Una orquídea o una mariposa. Eso creyeron ver, desde su individual percepción, los que presenciaban un ensayo de Loïe Fuller, quien intentaba amoldarse a un nuevo, amplio y blanco vestuario, justo en el instante en el que un foco de luz, proveniente de lo alto del escenario, se posara en su cuerpo en movimiento.
Esta anécdota, en apariencia simple y sin trascendencia, se convertiría en el punto de partida de una de las indagaciones estéticas más reveladoras de la danza escénica occidental, experimentadas en la transición de los siglos XIX y XX. Loïe Fuller, la singular actriz y bailarina estadounidense, cayó en cuenta, casi por casualidad, del efecto sensorial que la iluminación proyectada sobre un cuerpo danzante podía producir en el espectador.

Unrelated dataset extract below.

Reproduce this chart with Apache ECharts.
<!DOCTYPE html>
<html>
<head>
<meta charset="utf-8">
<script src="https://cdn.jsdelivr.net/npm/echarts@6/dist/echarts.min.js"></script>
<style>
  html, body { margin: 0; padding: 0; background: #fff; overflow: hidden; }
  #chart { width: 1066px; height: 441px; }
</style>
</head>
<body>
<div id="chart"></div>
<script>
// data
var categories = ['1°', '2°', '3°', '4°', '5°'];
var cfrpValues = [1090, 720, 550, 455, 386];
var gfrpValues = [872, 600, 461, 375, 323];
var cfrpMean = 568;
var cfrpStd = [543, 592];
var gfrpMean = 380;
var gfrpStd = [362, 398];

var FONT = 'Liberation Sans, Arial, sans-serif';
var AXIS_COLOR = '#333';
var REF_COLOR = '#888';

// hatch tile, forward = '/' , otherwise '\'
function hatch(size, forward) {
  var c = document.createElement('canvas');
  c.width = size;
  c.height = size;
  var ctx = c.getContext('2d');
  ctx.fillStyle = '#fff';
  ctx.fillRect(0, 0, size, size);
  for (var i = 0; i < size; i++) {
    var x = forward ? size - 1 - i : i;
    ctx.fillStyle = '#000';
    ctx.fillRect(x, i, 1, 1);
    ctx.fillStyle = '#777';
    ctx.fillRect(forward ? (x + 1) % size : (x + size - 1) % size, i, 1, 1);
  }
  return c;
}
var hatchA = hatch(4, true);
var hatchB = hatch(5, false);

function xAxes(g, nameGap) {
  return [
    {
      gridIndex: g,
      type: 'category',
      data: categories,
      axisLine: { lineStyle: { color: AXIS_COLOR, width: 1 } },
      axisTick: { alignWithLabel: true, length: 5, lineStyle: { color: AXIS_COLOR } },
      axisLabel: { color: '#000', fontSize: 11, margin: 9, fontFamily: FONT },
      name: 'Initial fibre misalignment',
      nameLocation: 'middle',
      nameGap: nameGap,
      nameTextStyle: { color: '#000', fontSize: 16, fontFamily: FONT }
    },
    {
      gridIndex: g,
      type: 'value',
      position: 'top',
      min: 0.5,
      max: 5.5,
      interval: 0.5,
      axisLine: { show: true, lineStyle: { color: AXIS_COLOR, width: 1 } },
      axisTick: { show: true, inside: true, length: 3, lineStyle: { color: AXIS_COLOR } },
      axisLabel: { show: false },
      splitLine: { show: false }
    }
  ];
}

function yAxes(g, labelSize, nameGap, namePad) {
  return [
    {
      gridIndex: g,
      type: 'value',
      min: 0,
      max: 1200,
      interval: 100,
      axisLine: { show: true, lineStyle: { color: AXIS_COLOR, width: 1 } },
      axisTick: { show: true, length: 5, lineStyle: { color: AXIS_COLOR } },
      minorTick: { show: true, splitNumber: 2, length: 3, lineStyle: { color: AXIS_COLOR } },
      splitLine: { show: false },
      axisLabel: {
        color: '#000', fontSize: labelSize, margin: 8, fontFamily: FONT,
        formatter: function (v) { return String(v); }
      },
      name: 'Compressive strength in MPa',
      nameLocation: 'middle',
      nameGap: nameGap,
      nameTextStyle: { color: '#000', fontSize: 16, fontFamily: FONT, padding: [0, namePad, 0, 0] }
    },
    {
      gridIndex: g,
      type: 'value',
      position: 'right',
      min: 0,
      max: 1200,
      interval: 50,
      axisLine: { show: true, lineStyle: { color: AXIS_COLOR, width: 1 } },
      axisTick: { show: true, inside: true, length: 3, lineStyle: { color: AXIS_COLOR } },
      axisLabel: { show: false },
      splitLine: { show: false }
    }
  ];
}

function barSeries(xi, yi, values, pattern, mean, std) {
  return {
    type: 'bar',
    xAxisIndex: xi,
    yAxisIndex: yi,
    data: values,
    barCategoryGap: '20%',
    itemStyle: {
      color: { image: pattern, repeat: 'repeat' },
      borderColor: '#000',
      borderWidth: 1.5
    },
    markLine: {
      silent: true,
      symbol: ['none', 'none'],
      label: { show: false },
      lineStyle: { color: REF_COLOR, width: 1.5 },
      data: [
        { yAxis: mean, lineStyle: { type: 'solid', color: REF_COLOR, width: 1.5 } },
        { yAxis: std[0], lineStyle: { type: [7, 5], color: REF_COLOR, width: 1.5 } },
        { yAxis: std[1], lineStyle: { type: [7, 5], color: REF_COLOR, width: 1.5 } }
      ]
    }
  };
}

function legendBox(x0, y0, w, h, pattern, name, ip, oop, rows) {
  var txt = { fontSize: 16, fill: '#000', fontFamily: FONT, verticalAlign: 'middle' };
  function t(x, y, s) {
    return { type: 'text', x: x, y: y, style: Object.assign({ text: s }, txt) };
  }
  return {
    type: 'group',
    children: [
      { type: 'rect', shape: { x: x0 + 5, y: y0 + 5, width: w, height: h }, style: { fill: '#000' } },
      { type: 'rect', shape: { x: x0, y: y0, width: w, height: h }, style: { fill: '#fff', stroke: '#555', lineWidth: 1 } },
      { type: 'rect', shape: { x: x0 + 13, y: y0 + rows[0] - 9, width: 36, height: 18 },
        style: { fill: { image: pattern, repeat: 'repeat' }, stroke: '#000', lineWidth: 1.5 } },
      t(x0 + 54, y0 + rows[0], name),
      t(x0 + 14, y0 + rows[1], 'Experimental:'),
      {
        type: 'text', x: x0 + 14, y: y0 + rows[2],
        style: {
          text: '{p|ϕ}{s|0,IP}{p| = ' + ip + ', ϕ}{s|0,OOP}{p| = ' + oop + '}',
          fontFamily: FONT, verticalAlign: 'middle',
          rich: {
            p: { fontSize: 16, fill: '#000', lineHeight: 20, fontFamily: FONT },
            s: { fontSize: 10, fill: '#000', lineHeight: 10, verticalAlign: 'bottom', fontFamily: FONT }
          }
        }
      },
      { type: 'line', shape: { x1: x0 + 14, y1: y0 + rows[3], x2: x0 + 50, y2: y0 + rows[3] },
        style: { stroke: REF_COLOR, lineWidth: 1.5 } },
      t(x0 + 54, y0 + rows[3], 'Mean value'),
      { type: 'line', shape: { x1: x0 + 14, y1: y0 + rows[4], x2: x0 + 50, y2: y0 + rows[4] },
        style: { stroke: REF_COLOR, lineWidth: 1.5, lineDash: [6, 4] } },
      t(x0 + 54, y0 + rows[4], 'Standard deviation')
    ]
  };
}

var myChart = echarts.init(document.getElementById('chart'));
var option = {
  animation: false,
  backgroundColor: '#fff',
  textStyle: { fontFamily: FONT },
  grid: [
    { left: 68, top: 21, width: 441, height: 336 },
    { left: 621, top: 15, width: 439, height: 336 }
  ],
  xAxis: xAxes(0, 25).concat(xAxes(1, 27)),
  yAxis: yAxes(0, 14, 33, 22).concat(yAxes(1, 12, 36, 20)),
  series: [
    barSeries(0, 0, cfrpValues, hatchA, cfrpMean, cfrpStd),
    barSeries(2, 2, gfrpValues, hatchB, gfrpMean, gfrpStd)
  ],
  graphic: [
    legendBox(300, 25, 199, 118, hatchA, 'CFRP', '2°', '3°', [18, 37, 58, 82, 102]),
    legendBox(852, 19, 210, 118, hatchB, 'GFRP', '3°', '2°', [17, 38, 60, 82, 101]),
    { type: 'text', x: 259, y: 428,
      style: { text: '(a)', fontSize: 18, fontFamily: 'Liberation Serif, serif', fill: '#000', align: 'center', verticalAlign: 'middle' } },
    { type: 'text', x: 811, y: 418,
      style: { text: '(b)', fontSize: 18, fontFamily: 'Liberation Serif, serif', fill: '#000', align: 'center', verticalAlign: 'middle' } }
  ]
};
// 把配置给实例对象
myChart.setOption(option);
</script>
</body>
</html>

Este hecho resultó un hallazgo que, en más de un aspecto, revolucionó no solo la danza sino las artes escénicas en general, durante el tiempo descollante de las vanguardias artísticas fuertemente transformadoras de la creación en el hemisferio.

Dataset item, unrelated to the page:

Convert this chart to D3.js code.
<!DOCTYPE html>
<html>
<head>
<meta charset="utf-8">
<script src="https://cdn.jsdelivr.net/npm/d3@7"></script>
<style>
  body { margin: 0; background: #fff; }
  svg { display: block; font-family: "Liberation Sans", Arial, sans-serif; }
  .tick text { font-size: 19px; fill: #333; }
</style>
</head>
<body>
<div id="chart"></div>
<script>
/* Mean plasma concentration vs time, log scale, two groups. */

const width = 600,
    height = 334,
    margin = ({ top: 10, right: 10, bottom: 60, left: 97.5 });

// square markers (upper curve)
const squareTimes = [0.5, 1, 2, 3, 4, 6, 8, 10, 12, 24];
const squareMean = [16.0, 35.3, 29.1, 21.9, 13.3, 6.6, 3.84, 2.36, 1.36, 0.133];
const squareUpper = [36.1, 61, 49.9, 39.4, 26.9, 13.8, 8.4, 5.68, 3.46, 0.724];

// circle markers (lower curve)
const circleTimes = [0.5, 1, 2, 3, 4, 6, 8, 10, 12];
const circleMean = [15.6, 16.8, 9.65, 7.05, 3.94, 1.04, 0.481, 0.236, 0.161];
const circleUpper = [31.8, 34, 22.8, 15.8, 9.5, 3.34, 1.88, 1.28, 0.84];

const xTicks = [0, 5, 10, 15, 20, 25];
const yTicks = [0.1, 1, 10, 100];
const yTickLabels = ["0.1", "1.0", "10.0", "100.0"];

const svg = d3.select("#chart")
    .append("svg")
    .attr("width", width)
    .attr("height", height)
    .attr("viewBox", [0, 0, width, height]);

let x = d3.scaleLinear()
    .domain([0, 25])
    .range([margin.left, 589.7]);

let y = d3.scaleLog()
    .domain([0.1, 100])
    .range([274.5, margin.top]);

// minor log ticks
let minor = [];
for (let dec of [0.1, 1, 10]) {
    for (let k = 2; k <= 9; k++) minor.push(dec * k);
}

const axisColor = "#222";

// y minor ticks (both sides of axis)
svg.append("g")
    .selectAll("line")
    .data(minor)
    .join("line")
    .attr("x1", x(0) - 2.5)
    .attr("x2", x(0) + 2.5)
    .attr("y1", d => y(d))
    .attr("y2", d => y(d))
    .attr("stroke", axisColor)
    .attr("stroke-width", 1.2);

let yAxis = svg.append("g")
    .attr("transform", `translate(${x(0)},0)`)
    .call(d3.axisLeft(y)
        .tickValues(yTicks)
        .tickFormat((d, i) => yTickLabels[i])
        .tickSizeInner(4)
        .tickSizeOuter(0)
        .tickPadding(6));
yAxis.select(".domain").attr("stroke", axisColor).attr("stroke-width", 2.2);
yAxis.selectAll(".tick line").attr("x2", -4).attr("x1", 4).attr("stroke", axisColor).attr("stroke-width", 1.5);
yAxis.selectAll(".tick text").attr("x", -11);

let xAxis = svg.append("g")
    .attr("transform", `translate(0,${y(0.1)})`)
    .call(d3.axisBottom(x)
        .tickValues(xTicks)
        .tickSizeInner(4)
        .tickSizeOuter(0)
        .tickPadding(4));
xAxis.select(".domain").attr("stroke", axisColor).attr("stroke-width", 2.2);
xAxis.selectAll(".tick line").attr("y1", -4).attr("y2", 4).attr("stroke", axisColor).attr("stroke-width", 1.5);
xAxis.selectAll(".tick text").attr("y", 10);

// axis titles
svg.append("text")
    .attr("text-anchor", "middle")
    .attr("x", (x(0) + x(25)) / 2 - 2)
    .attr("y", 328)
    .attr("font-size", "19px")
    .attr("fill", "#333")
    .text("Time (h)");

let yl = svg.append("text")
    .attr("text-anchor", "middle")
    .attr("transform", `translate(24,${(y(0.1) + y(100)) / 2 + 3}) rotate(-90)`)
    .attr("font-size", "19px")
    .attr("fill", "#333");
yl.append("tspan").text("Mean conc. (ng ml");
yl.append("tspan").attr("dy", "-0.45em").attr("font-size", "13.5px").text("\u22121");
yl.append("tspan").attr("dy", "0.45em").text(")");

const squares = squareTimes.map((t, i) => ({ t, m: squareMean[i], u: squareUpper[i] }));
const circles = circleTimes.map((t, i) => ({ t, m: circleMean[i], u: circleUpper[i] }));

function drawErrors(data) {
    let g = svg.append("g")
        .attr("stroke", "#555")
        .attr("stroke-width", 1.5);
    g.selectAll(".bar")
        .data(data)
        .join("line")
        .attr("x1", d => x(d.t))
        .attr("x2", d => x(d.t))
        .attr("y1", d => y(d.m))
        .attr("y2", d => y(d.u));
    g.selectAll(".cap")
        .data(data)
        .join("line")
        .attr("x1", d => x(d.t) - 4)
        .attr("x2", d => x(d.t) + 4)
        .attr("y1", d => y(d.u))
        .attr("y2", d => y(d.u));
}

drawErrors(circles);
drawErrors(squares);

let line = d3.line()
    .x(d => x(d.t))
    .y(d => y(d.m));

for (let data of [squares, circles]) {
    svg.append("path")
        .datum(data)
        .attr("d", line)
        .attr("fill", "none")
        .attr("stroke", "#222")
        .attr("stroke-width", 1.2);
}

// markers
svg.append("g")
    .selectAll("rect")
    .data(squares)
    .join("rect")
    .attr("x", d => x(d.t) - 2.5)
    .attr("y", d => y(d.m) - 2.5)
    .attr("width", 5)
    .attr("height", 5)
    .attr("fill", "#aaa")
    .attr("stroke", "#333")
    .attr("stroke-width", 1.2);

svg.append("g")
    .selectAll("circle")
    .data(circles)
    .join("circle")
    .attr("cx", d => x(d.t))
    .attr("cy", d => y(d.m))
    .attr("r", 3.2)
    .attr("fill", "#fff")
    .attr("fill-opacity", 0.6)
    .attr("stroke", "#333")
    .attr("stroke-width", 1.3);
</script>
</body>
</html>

Fuller exploró esta inédita vertiente que se abría ante ella, coincidiendo con acontecimientos trascendentales para la humanidad: la progresiva masificación del uso de la energía eléctrica determinante de un desarrollo insospechado, el auge de la fotografía que hizo imperecederas las imágenes de la realidad y las dotó de valoraciones subjetivas, así como el advenimiento del cine como paradigmático arte recreador de todas las circunstancias humanas. En ese contexto, las visiones de la bailarina significaron la estructuración de códigos corporales y plásticos, surgidos en sintonía directa con la innovadora tecnología.
La primera presentación hace casi 130 años de Danza serpentina, obra precursora y síntesis de la concepción escénica de Fuller, en el Casino Theater de Nueva York, encauzó la danza. Seguramente sin intención alguna por parte de su creadora, hacia caminos de implicaciones psicológicas en medio de una avanzada concepción abstracta del movimiento.

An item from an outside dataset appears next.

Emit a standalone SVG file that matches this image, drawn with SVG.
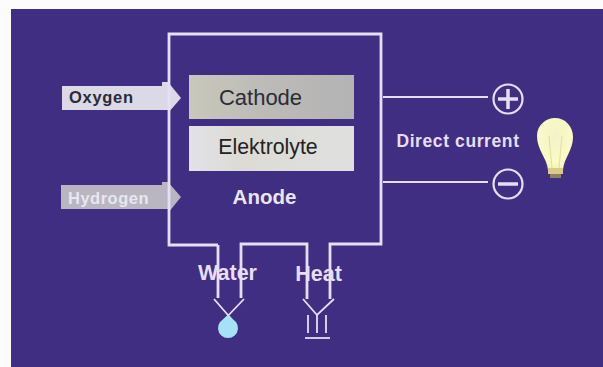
<svg xmlns="http://www.w3.org/2000/svg" width="603" height="367" viewBox="0 0 603 367">
<style>
text{font-family:"Liberation Sans",Arial,sans-serif}
.w{fill:none;stroke:#e6def5;stroke-width:2.800}
.t{fill:none;stroke:#e6def5;stroke-width:1.800}
.l{fill:#e6def5;font-weight:bold}
</style>
<defs>
<linearGradient id="gc" x1="0" x2="1" y1="0" y2="0"><stop offset="0" stop-color="#c9c8bc"/><stop offset="0.4" stop-color="#bdbcb8"/><stop offset="1" stop-color="#b4b3b4"/></linearGradient>
<linearGradient id="ge" x1="0" x2="1" y1="0" y2="0"><stop offset="0" stop-color="#e2e1e8"/><stop offset="0.3" stop-color="#dcdcd4"/><stop offset="1" stop-color="#dfdfdf"/></linearGradient>
<radialGradient id="gb" cx="0.5" cy="0.35" r="0.7"><stop offset="0" stop-color="#f2f2c8"/><stop offset="0.7" stop-color="#fbfbc4"/><stop offset="1" stop-color="#f0eeb0"/></radialGradient>
</defs>
<rect width="603" height="367" fill="#fcfcfc"/>
<rect x="11" y="9" width="592" height="358" fill="#402e82"/>
<g id="oxygen">
<path d="M62 86H162V82H168L181 98L168 113V110H62Z" fill="#dcd9e6"/>
<text x="69" y="103" font-size="16.500" letter-spacing="0.700" font-weight="bold" fill="#2a2a3a">Oxygen</text>
</g>
<g id="hydrogen">
<path d="M61 185H162V182H168L181 197L168 213V209H61Z" fill="#b9b6c2"/>
<text x="68" y="204" font-size="16.500" letter-spacing="0.500" font-weight="bold" fill="#e8e6f0">Hydrogen</text>
</g>
<g id="connectors">
<path class="w" d="M218 245H169V34H381V244H330V299M307 299V244H241V298M218 245V298"/>
<path class="t" d="M214 299L234 322M244 299L222 322M303 299L317 315L334 299M383 97H488M383 182H488"/>
<path class="t" d="M308 315V333M317 315V333M326 315V333"/>
<path class="t" d="M305 338H330"/>
</g>
<g id="cathode">
<rect x="189" y="75" width="165" height="44" fill="url(#gc)"/>
<text x="260.500" y="105" font-size="22" text-anchor="middle" fill="#2c2c34">Cathode</text>
</g>
<g id="elektrolyte">
<rect x="189" y="126" width="165" height="45" fill="url(#ge)"/>
<text x="268" y="154" font-size="21.300" text-anchor="middle" fill="#222">Elektrolyte</text>
</g>
<g id="anode"><text x="264.500" y="204" font-size="20.500" font-weight="bold" text-anchor="middle" fill="#ebe6f5">Anode</text></g>
<g id="water">
<path d="M228 315L236 322A10 10 0 1 1 220 322Z" fill="#a5e2f6"/>
<text x="227.500" y="280" font-size="21.500" class="l" text-anchor="middle">Water</text>
</g>
<g id="heat"><text x="318.500" y="281" font-size="21.500" class="l" text-anchor="middle">Heat</text></g>
<g id="plus">
<circle cx="508" cy="99" r="14.500" fill="none" stroke="#e6def5" stroke-width="2.200"/>
<path d="M498 99H518M508 89V109" fill="none" stroke="#e6def5" stroke-width="3.500"/>
</g>
<g id="minus">
<circle cx="508" cy="184" r="14.500" fill="none" stroke="#e6def5" stroke-width="2.200"/>
<path d="M498 184H518" fill="none" stroke="#e6def5" stroke-width="3.500"/>
</g>
<g id="direct-current"><text x="458" y="147" font-size="17.500" letter-spacing="0.600" class="l" text-anchor="middle">Direct current</text></g>
<g id="bulb">
<path d="M548 170C547 158 537 150 537 136C537 125 546 118 555 118C565 118 573 126 573 137C573 150 564 158 563 170Z" fill="url(#gb)"/>
<path d="M552 168L549 136M559 168L562 136" fill="none" stroke="#d8d6a0" stroke-width="0.800"/>
<rect x="548" y="168" width="15" height="6" fill="#d9c98a"/>
<rect x="550" y="174" width="11" height="4" fill="#8f8060"/>
</g>
</svg>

Su revelación inicial, seguida de una esclarecida intuición y una meticulosa investigación, se concretó en acciones teatrales inimaginables en ese entonces, que condujeron a la intérprete, proveniente inicialmente del mundano género del vodevil, hacia elevados niveles de elaboración estética altamente incitadora a los sentidos y al espíritu.
Del cuerpo de la bailarina ―robusta y pequeña de estatura― cubierta con una gran tela intervenida cromáticamente, surgía un movimiento de incesante torso y brazos extendidos por finas varas para acentuar el desarrollo de sus líneas, que sugería disimiles imágenes y llevaba hasta el éxtasis.
No había historias ni gestos crispados. La espontaneidad en su expresión adquiría una condición volátil, no romántica, sino inquietantemente moderna. Fuller replanteó la iluminación naturalista en la escena y procuró la estimulación de los sentidos, mediante la fusión en un solo lenguaje del color y el movimiento.
Danza serpentina constituye una obra, más que de ruptura con el pasado, de impulso genuino y poderoso. Un breve acto solista de reafirmación plena. En 2008, el Instituto Universitario de Danza la presentó quizás por primera vez en el medio venezolano, dentro del programa escénico Libertarios. Precursores de la Danza Moderna. Fue un proceso del coreógrafo Rafael González, quien se planteó la integración de esta pieza reveladora con Danza del fuego, otra obra icónica de la autora, igualmente de sorprendentes efectos lumínicos.
Isadora Duncan, destacó de su contemporánea: “Loïe Fuller personifica los innumerables colores y las formas flotantes de la libertad”.